Tom: Do you feel that
was mistake for the band’s career?
Wayne; That was a career changing moment for Cactus, one of three.
I was on the fence, then we toured the shit out of it and then we started
drinking. I was up to a bottle of tequila a day towards the end of the European
tour. I was a heavy drinker.
Tom; What were the
other, you feel, career changing moments for the band?
Wayne; Berlin were
number one with Top Gun and they had called our management and agent in the UK
and they were massive fans of Cactus. Without any buy on, would we do the
entire American tour?
Tom: Wow that seemed a
fantastic opportunity!
Wayne: Now, our singer was suffering from tinnitus, which
most of us have anyway. He was starting to suffer from tinnitus but he wasn’t
sharing, he was a nervous wreck. He was going through a real problem with his
faith, my relationship was on the rocks and Fergal was home sick. Frank was
exhausted and we said no. That was moment number two. That would have been a
stadium sell out tour. We would have never really looked back so that was
really a pinnacle point in the bands career. I think the pivotal point
actually.
Tom: As a matter of
interest, who did that tour?
Wayne: I don’t know I must look actually. I think it was
somebody that pissed us of as well. I think it was like an English band and
because we used to have opening acts, we got pretty big in the UK and we had an
entourage as well. Yeah, I know because
I think it was one of the bands who had opened for us in the UK had blagged their
way on to it had picked it up instead, can’t remember now. In the mean time
Aslan was being managed, without us knowing, back home by our management and
using our Irish back line and without Aslan knowing it our management was
starting to run up humongous bills, limos to Killarney and van hire, PA hire
all us picking up the tab for the boys. We loved Aslan and we didn’t begrudge
them a penny of it and still don’t. But that was starting to affect us as well
and we were starting to worry about the relationship with our management so
then we brought in emergency management. Kieran Owens came in and we were dropped by the label on a Monday and
literally re signed by the American label a month later but the same label we
were dropped by London and re signed by LA.
Tom: Wow all within
the space of a month.
Wayne: Yeah and then came the second album which for me this
was the third and final point for Cactus. For me it comes back to the drumming
thing. I had heard Manu Katche playing so Manu was now my main influence, I
loved it. I loved ” So” I loved everything about “So” and then Manu Katche
became my god and we met David Rose and David Rose wanted to produce Cactus so
I could see a shift. So back came the rack tom and Kevin Killen the Irish
engineer/producer who did all the Costello stuff and all the U2 stuff.

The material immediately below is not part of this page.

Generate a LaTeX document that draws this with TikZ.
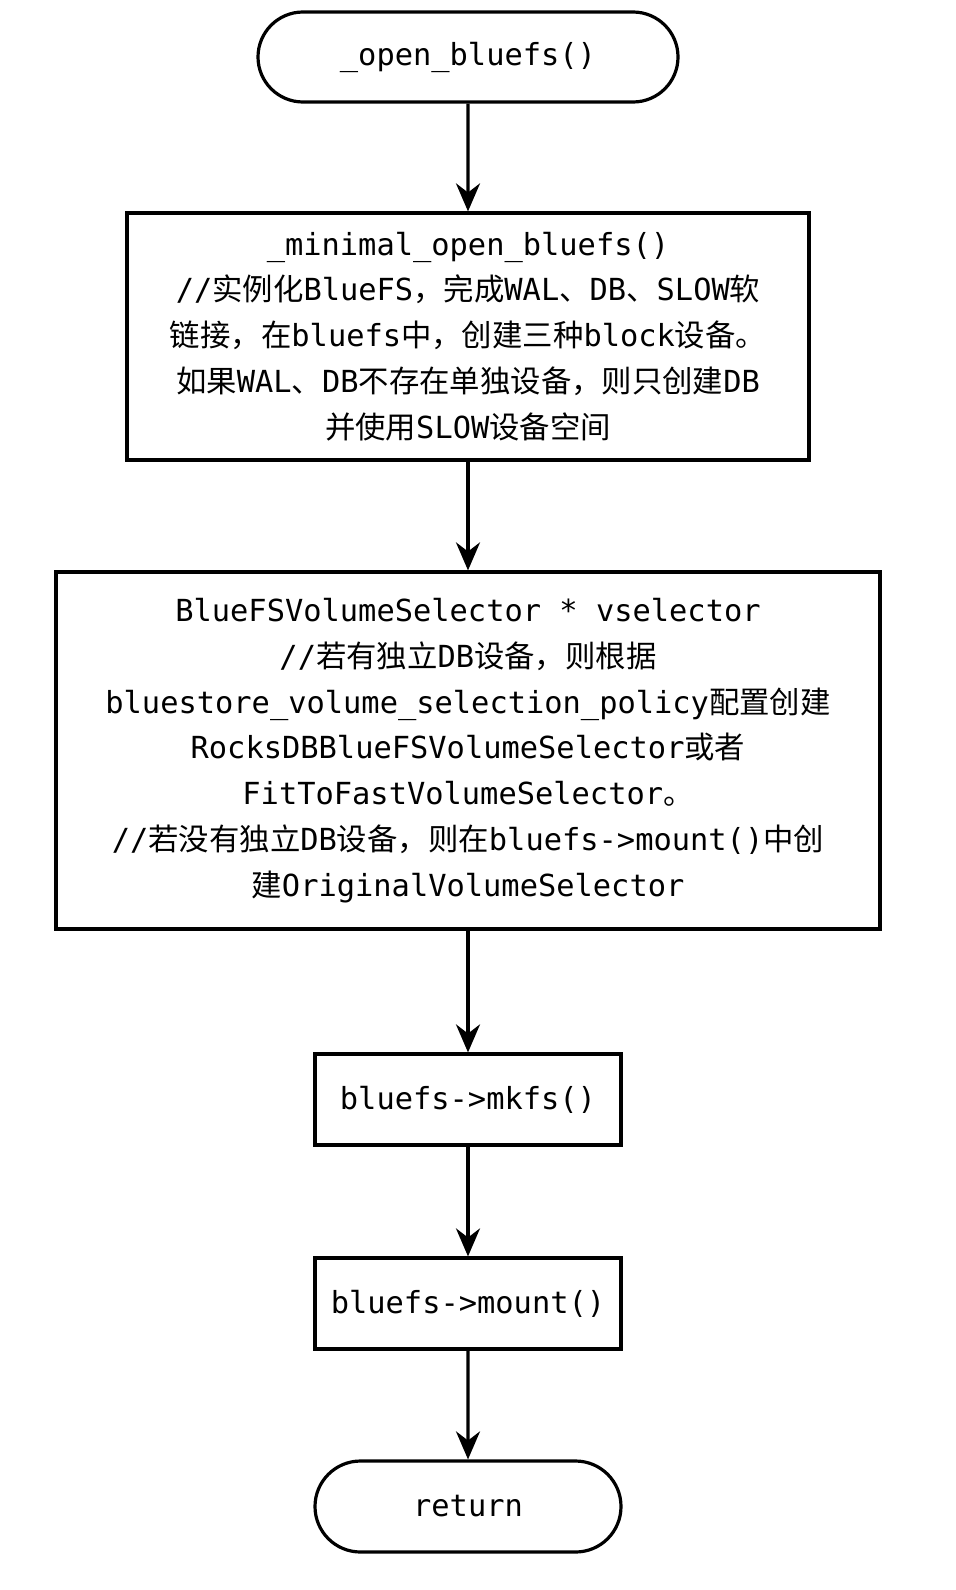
\documentclass[tikz,border=0pt]{standalone}
\usepackage{fontspec}
\setmainfont{DejaVu Sans Mono}
\newfontfamily\zhfont{Noto Sans CJK SC}
\newcommand{\zh}[1]{{\zhfont #1}}
\usetikzlibrary{arrows.meta, shapes.misc}
\begin{document}
\begin{tikzpicture}[x=1bp, y=-1bp, line width=3.2bp,
  term/.style={draw, rounded rectangle, minimum width=420bp, minimum height=90bp, inner sep=0pt},
  proc/.style={draw, rectangle, align=center, inner sep=0pt},
  flow/.style={-{Stealth[length=28bp, width=24bp]}},
  font=\fontsize{30.5}{46}\selectfont]
  \useasboundingbox (0,0) rectangle (955,1590);
  \node[term] (start) at (468,57) {\_open\_bluefs()};
  \node[proc, minimum width=682bp, minimum height=247bp] (minimal) at (468,336.5)
    {\_minimal\_open\_bluefs()\\
     //\zh{实例化}BlueFS\zh{，完成}WAL\zh{、}DB\zh{、}SLOW\zh{软}\\
     \zh{链接，在}bluefs\zh{中，创建三种}block\zh{设备。}\\
     \zh{如果}WAL\zh{、}DB\zh{不存在单独设备，则只创建}DB\\
     \zh{并使用}SLOW\zh{设备空间}};
  \node[proc, minimum width=824bp, minimum height=357bp] (selector) at (468,750.5)
    {BlueFSVolumeSelector * vselector\\
     //\zh{若有独立}DB\zh{设备，则根据}\\
     bluestore\_volume\_selection\_policy\zh{配置创建}\\
     RocksDBBlueFSVolumeSelector\zh{或者}\\
     FitToFastVolumeSelector\zh{。}\\
     //\zh{若没有独立}DB\zh{设备，则在}bluefs->mount()\zh{中创}\\
     \zh{建}OriginalVolumeSelector};
  \node[proc, minimum width=306bp, minimum height=91bp] (mkfs) at (468,1099.5) {bluefs->mkfs()};
  \node[proc, minimum width=306bp, minimum height=91bp] (mount) at (468,1303.5) {bluefs->mount()};
  \node[term, minimum width=306bp, minimum height=91bp] (ret) at (468,1506.5) {return};
  % connectors
  \draw[flow] (start) -- (minimal);
  \draw[flow] (minimal) -- (selector);
  \draw[flow] (selector) -- (mkfs);
  \draw[flow] (mkfs) -- (mount);
  \draw[flow] (mount) -- (ret);
\end{tikzpicture}
\end{document}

So Kevin
Killen and David Rhodes were our next producers and we were to do it in Real
World at the very same time that Peter Gabriel was producing the sound track
for Martin Scorsese's Last Temptation of
Christ so we had about sixteen, no we had about twenty tribesmen all
sitting in the garden. So we were making that album, it was tough on Frank but it
was a pleasure for me because every time David wanted me to do something I was
very easy, I was one of the first drummers in Europe I would say, to settle in
to a click.
Tom: Did you enjoy
working with a click?
Wayne: I had no fear of machines and I had no problems with
them and I realised from day one that they were going to be a friend, a help
and not a hazard and I think I influenced a lot of players about that actually,
you know I remember Brian Downey having a lot of issues about clicks and me
talking to Brian, Brian I loved, oh actually he is another influence there. So, the click thing the whole thing we were
recording in real world in 1988 and we had done some pre production in Windmall
Lane and then my father goes and drops dead. And that would have been four
months after Eamon Andrews died so that was the second major bereavement in the
band and I just had split up with my girlfriend at the same time who I was
living with and that was it that was the body blow that we never recovered from
really and then Frank, Frank didn’t like the way Kevin and David were taking
the album because they were bringing it more mainstream and I was starting to
use my chops again and starting to groove. I was starting to feel soul again,
it wasn’t sort of new age and arty, it was back to very groove based music and
I was leaping on this and we made the second album which only came out four
years ago or something ah “No Shelter”.
It was eight years ago now actually the time flies. That was remixed by Andy
Newmark, no Andy Wallace as in Nirvana. And of course what is the guys name
from Pearl Jam? The main man, the singer, Jesus what was his name? Oh, God!
Eddie Vedder.
Tom; Was he a friend
of the band?
Wayne: He is a great friend of Glen Hansard actually, he was
a massive fan of Cactus, huge fan, he used to hitch everywhere to see us. I am
digressing there so anyway at that stage I can definitely say it was a mixture
of everything I had ever heard and on the Manu Katche thing that was when I
decided that world music was something I really wanted to explore.
Tom: So what happened
then?
Wayne: I left Cactus
not long after that and Fountain Head was very successful in Switzerland. Well
then Fountain Head’s manager Kieran Owen started managing another band called
Hinterland.
Tom: I remember, who was the band signed to?
Wayne: They signed to
Island Records and they asked me to join them so that was the next project. It
was Hinterland and Fountain Head and a tug of love went on for a year or two.